··· Supplied records ···

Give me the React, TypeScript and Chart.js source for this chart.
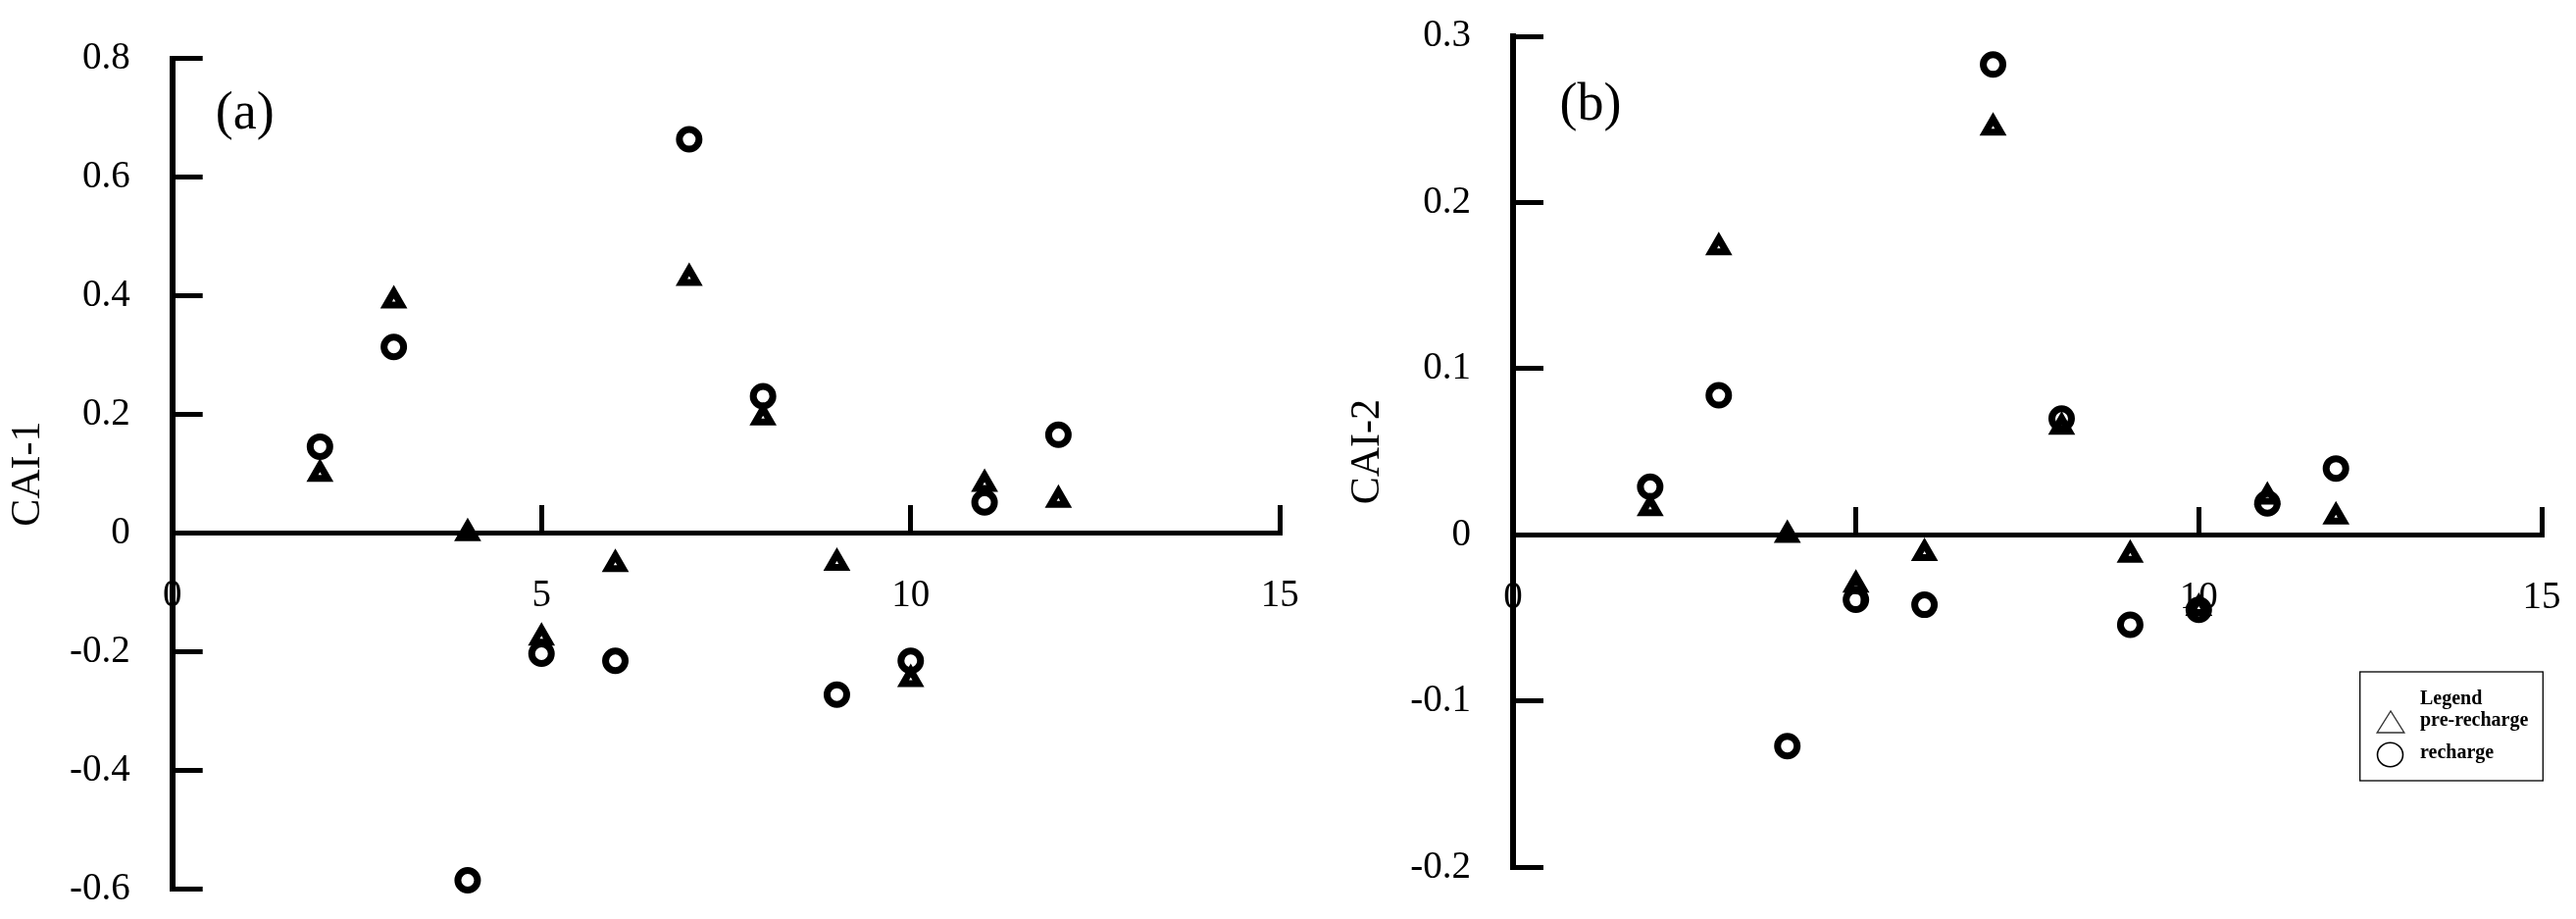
import React, { useEffect, useRef } from 'react';
import { Chart, registerables } from 'chart.js';

Chart.register(...registerables);

// ---------- data ----------
const sampleNo = [2, 3, 4, 5, 6, 7, 8, 9, 10, 11, 12];
const cai1PreRecharge = [0.100, 0.392, 0.0, -0.176, -0.052, 0.430, 0.195, -0.050, -0.246, 0.083, 0.056];
const cai1Recharge = [0.146, 0.314, -0.585, -0.203, -0.215, 0.664, 0.231, -0.272, -0.215, 0.052, 0.166];
const cai2PreRecharge = [0.016, 0.173, 0.0, -0.030, -0.011, 0.245, 0.065, -0.012, -0.044, 0.023, 0.011];
const cai2Recharge = [0.029, 0.084, -0.127, -0.039, -0.042, 0.283, 0.070, -0.054, -0.045, 0.019, 0.040];

const xRange = [0, 15];
const xStep = 5;
const cai1Range = [-0.6, 0.8];
const cai1Step = 0.2;
const cai2Range = [-0.2, 0.3];
const cai2Step = 0.1;

const seriesNames = ['pre-recharge', 'recharge'];
const legendTitle = 'Legend';
const panelTitles = ['(a)', '(b)'];
const axisTitles = ['CAI-1', 'CAI-2'];

Chart.defaults.font.family = '"Liberation Serif", "Times New Roman", serif';
Chart.defaults.color = '#000';

const FONT = '"Liberation Serif", "Times New Roman", serif';
const TICK_SIZE = 39;

const fmt = (v: any) => {
  const n = Math.round(Number(v) * 10) / 10;
  return n === 0 ? '0' : String(n);
};

const zeroPad = (s: any) => {
  s.paddingLeft = 0;
  s.paddingRight = 0;
  s.paddingTop = 0;
  s.paddingBottom = 0;
};

const panelLabelPlugin = {
  id: 'panelLabel',
  afterDraw(chart: any) {
    const o = chart.options.plugins.panelLabel;
    if (!o) return;
    const { ctx, chartArea } = chart;
    ctx.save();
    ctx.font = `54px ${FONT}`;
    ctx.fillStyle = '#000';
    ctx.textAlign = 'center';
    ctx.textBaseline = 'middle';
    ctx.fillText(o.text, chartArea.left + o.dx, chartArea.top + o.dy);
    ctx.restore();
  },
};

const boxLegendPlugin = {
  id: 'boxLegend',
  afterDraw(chart: any) {
    const o = chart.options.plugins.boxLegend;
    if (!o || !o.show) return;
    const { ctx, chartArea } = chart;
    const w = 186.6;
    const h = 111;
    const left = chartArea.right + 1.3 - w;
    const top = chartArea.bottom - 199.4;
    ctx.save();
    ctx.strokeStyle = '#000';
    ctx.lineWidth = 1.3;
    ctx.strokeRect(left, top, w, h);
    ctx.fillStyle = '#000';
    ctx.font = `bold 20px ${FONT}`;
    ctx.textAlign = 'left';
    ctx.textBaseline = 'alphabetic';
    const tx = left + 61.3;
    ctx.fillText(o.title, tx, top + 33);
    const names = chart.data.datasets.map((d: any) => d.label);
    ctx.fillText(names[0], tx, top + 55);
    ctx.fillText(names[1], tx, top + 88);
    // triangle icon
    ctx.lineWidth = 1.4;
    ctx.strokeStyle = '#333';
    ctx.beginPath();
    ctx.moveTo(left + 31.3, top + 40);
    ctx.lineTo(left + 17.5, top + 62);
    ctx.lineTo(left + 45.1, top + 62);
    ctx.closePath();
    ctx.stroke();
    // circle icon
    ctx.strokeStyle = '#000';
    ctx.lineWidth = 1.6;
    ctx.beginPath();
    ctx.ellipse(left + 30.8, top + 84.5, 13, 12.2, 0, 0, Math.PI * 2);
    ctx.stroke();
    ctx.restore();
  },
};

type PanelCfg = {
  pre: number[];
  rech: number[];
  yRange: number[];
  yStep: number;
  yTitle: string;
  panel: string;
  panelDx: number;
  panelDy: number;
  yAxisWidth: number;
  titlePadTop: number;
  padding: { top: number; right: number; bottom: number; left: number };
  legend: boolean;
};

function buildConfig(c: PanelCfg): any {
  return {
    type: 'scatter',
    data: {
      datasets: [
        {
          label: seriesNames[0],
          data: sampleNo.map((x, i) => ({ x, y: c.pre[i] })),
          pointStyle: 'triangle',
          pointRadius: 9,
          borderWidth: 7,
          borderColor: '#000',
          backgroundColor: 'rgba(0,0,0,0)',
          clip: false,
        },
        {
          label: seriesNames[1],
          data: sampleNo.map((x, i) => ({ x, y: c.rech[i] })),
          pointStyle: 'circle',
          pointRadius: 10,
          borderWidth: 7,
          borderColor: '#000',
          backgroundColor: 'rgba(0,0,0,0)',
          clip: false,
        },
      ],
    },
    options: {
      responsive: false,
      animation: false,
      devicePixelRatio: 1,
      events: [],
      layout: { padding: c.padding },
      plugins: {
        legend: { display: false },
        tooltip: { enabled: false },
        panelLabel: { text: c.panel, dx: c.panelDx, dy: c.panelDy },
        boxLegend: { show: c.legend, title: legendTitle },
      },
      scales: {
        x: {
          type: 'linear',
          min: xRange[0],
          max: xRange[1],
          position: { y: 0 },
          ticks: {
            stepSize: xStep,
            padding: 71.6,
            font: { size: TICK_SIZE },
            color: '#000',
            maxRotation: 0,
            autoSkip: false,
          },
          grid: {
            drawOnChartArea: false,
            drawTicks: true,
            tickLength: -31,
            tickWidth: 5,
            color: '#000',
          },
          border: { display: true, color: '#000', width: 5 },
          afterFit: (s: any) => {
            s.height = 0;
            zeroPad(s);
          },
        },
        y: {
          type: 'linear',
          min: c.yRange[0],
          max: c.yRange[1],
          position: 'left',
          ticks: {
            stepSize: c.yStep,
            padding: 74,
            font: { size: TICK_SIZE },
            color: '#000',
            callback: (v: any) => fmt(v),
          },
          grid: {
            drawOnChartArea: false,
            drawTicks: true,
            tickLength: -31,
            tickWidth: 5,
            color: '#000',
          },
          border: { display: true, color: '#000', width: 6 },
          title: {
            display: true,
            text: c.yTitle,
            font: { size: 42 },
            color: '#000',
            padding: { top: c.titlePadTop, bottom: 0 },
          },
          afterFit: (s: any) => {
            s.width = c.yAxisWidth;
            zeroPad(s);
          },
        },
      },
    },
    plugins: [panelLabelPlugin, boxLegendPlugin],
  };
}

function Panel({ left, width, height, cfg }: { left: number; width: number; height: number; cfg: PanelCfg }) {
  const ref = useRef<HTMLCanvasElement>(null);
  useEffect(() => {
    const chart = new Chart(ref.current as HTMLCanvasElement, buildConfig(cfg));
    return () => chart.destroy();
  }, []);
  return (
    <canvas
      ref={ref}
      width={width}
      height={height}
      style={{ position: 'absolute', left, top: 0, width, height, display: 'block' }}
    />
  );
}

const leftCfg: PanelCfg = {
  pre: cai1PreRecharge,
  rech: cai1Recharge,
  yRange: cai1Range,
  yStep: cai1Step,
  yTitle: axisTitles[0],
  panel: panelTitles[0],
  panelDx: 74,
  panelDy: 57,
  yAxisWidth: 175.7,
  titlePadTop: 4,
  padding: { top: 59.8, right: 34.7, bottom: 30.4, left: 0 },
  legend: false,
};

const rightCfg: PanelCfg = {
  pre: cai2PreRecharge,
  rech: cai2Recharge,
  yRange: cai2Range,
  yStep: cai2Step,
  yTitle: axisTitles[1],
  panel: panelTitles[1],
  panelDx: 79,
  panelDy: 70.5,
  yAxisWidth: 203,
  titlePadTop: 30,
  padding: { top: 37, right: 35, bottom: 52.6, left: 0 },
  legend: true,
};

export default function App() {
  return (
    <div
      style={{
        position: 'fixed',
        left: 0,
        top: 0,
        width: 2627,
        height: 937,
        background: '#fff',
        overflow: 'hidden',
      }}
    >
      <Panel left={0} width={1340} height={937} cfg={leftCfg} />
      <Panel left={1340} width={1287} height={937} cfg={rightCfg} />
    </div>
  );
}
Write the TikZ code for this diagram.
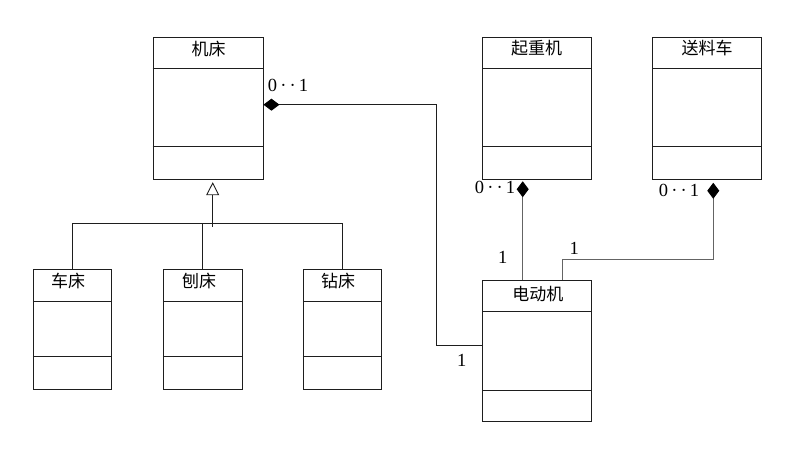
\documentclass[tikz,border=0pt]{standalone}
\usepackage{fontspec}
\setmainfont{Liberation Serif}
\newfontfamily\cjk{Noto Sans CJK SC}
\usetikzlibrary{arrows.meta,calc}
\definecolor{aggc}{RGB}{100,100,100}
\definecolor{linec}{RGB}{30,30,30}
\newcommand\classdivs[3]{%
  \draw[line width=0.9pt, draw=linec] ($(#1.north west)+(0,#2)$) -- ($(#1.north east)+(0,#2)$);
  \draw[line width=0.9pt, draw=linec] ($(#1.north west)+(0,#3)$) -- ($(#1.north east)+(0,#3)$);}
\begin{document}
\begin{tikzpicture}[x=1pt,y=-1pt,
  cls/.style={draw=linec, line width=0.9pt, inner sep=0pt},
  cname/.style={font=\cjk\fontsize{17}{20}\selectfont, inner sep=0pt},
  mult/.style={font=\fontsize{18.5}{20}\selectfont, inner sep=0pt},
  conn/.style={line width=0.9pt, draw=linec},
  agg/.style={conn, {Diamond[length=16pt,width=12pt,color=black]}-},
  gen/.style={conn, -{Triangle[open,length=13pt,width=13pt,line width=0.9pt]}}]
\useasboundingbox (0,0) rectangle (812,453);

% superclass
\node[cls, minimum width=110pt, minimum height=141.8pt] (jc) at (208,108.4) {};
\classdivs{jc}{31.5}{109.2}
\node[cname] (jcn) at ($(jc.north)+(0.7,11.5)$) {机床};

% subclasses
\node[cls, minimum width=78.4pt, minimum height=120.3pt] (cc) at (72.5,329.2) {};
\classdivs{cc}{32.7}{87.7}
\node[cname] (ccn) at ($(cc.north)+(-4.5,12.2)$) {车床};

\node[cls, minimum width=79pt, minimum height=120.3pt] (bc) at (202.8,329.2) {};
\classdivs{bc}{32.7}{87.7}
\node[cname] (bcn) at ($(bc.north)+(-3.8,12.2)$) {刨床};

\node[cls, minimum width=78.4pt, minimum height=120.3pt] (zc) at (342.5,329.2) {};
\classdivs{zc}{32.7}{87.7}
\node[cname] (zcn) at ($(zc.north)+(-4.5,12.2)$) {钻床};

% right classes
\node[cls, minimum width=109pt, minimum height=141.6pt] (qz) at (537.2,108.5) {};
\classdivs{qz}{31.3}{109}
\node[cname] (qzn) at ($(qz.north)+(-0.5,11.1)$) {起重机};

\node[cls, minimum width=109pt, minimum height=141.6pt] (sl) at (707.2,108.5) {};
\classdivs{sl}{31.3}{109}
\node[cname] (sln) at ($(sl.north)+(0,11.1)$) {送料车};

\node[cls, minimum width=109pt, minimum height=141.7pt] (dd) at (537.2,350.85) {};
\classdivs{dd}{32.3}{110.7}
\node[cname] (ddn) at ($(dd.north)+(0.6,14)$) {电动机};

% generalization
\draw[conn] (cc.north) -- ++(0,-44.75) -| (zc.north);
\draw[conn] (bc.north) -- ++(0,-44.75);
\draw[gen] ($(jc.south)+(4.7,47)$) -- ($(jc.south)+(4.7,2.4)$);

% aggregations
\draw[agg] ($(jc.east)+(0,-3.7)$) -- ++(172.8,0) |- ($(dd.west)+(0,-5.2)$);
\draw[agg, draw=aggc] ($(qz.south)+(-14.5,1.5)$) -- ($(dd.north)+(-14.5,0)$);
\draw[agg, draw=aggc] ($(sl.south)+(6.1,3)$) |- ($(dd.north)+(25.1,-20)$) -- ($(dd.north)+(25.1,0)$);

% multiplicities
\node[mult] (l1) at (288,85) {0\,·\,·\,1};
\node[mult] (l2) at (495,187.7) {0\,·\,·\,1};
\node[mult] (l3) at (679,190.7) {0\,·\,·\,1};
\node[mult] (l4) at (502.7,257.3) {1};
\node[mult] (l5) at (574.3,248.3) {1};
\node[mult] (l6) at (461.7,360) {1};
\end{tikzpicture}
\end{document}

···

From the entries above, copy exactly the lines starting at the one with "Write the TikZ code for this diagram." and stopping at the one with "(sln) at ($(sl.north)+(0,11.1)$)", keeping both ends. Drop the pictures.

### Worked answer
Write the TikZ code for this diagram.
\documentclass[tikz,border=0pt]{standalone}
\usepackage{fontspec}
\setmainfont{Liberation Serif}
\newfontfamily\cjk{Noto Sans CJK SC}
\usetikzlibrary{arrows.meta,calc}
\definecolor{aggc}{RGB}{100,100,100}
\definecolor{linec}{RGB}{30,30,30}
\newcommand\classdivs[3]{%
  \draw[line width=0.9pt, draw=linec] ($(#1.north west)+(0,#2)$) -- ($(#1.north east)+(0,#2)$);
  \draw[line width=0.9pt, draw=linec] ($(#1.north west)+(0,#3)$) -- ($(#1.north east)+(0,#3)$);}
\begin{document}
\begin{tikzpicture}[x=1pt,y=-1pt,
  cls/.style={draw=linec, line width=0.9pt, inner sep=0pt},
  cname/.style={font=\cjk\fontsize{17}{20}\selectfont, inner sep=0pt},
  mult/.style={font=\fontsize{18.5}{20}\selectfont, inner sep=0pt},
  conn/.style={line width=0.9pt, draw=linec},
  agg/.style={conn, {Diamond[length=16pt,width=12pt,color=black]}-},
  gen/.style={conn, -{Triangle[open,length=13pt,width=13pt,line width=0.9pt]}}]
\useasboundingbox (0,0) rectangle (812,453);

% superclass
\node[cls, minimum width=110pt, minimum height=141.8pt] (jc) at (208,108.4) {};
\classdivs{jc}{31.5}{109.2}
\node[cname] (jcn) at ($(jc.north)+(0.7,11.5)$) {机床};

% subclasses
\node[cls, minimum width=78.4pt, minimum height=120.3pt] (cc) at (72.5,329.2) {};
\classdivs{cc}{32.7}{87.7}
\node[cname] (ccn) at ($(cc.north)+(-4.5,12.2)$) {车床};

\node[cls, minimum width=79pt, minimum height=120.3pt] (bc) at (202.8,329.2) {};
\classdivs{bc}{32.7}{87.7}
\node[cname] (bcn) at ($(bc.north)+(-3.8,12.2)$) {刨床};

\node[cls, minimum width=78.4pt, minimum height=120.3pt] (zc) at (342.5,329.2) {};
\classdivs{zc}{32.7}{87.7}
\node[cname] (zcn) at ($(zc.north)+(-4.5,12.2)$) {钻床};

% right classes
\node[cls, minimum width=109pt, minimum height=141.6pt] (qz) at (537.2,108.5) {};
\classdivs{qz}{31.3}{109}
\node[cname] (qzn) at ($(qz.north)+(-0.5,11.1)$) {起重机};

\node[cls, minimum width=109pt, minimum height=141.6pt] (sl) at (707.2,108.5) {};
\classdivs{sl}{31.3}{109}
\node[cname] (sln) at ($(sl.north)+(0,11.1)$) {送料车};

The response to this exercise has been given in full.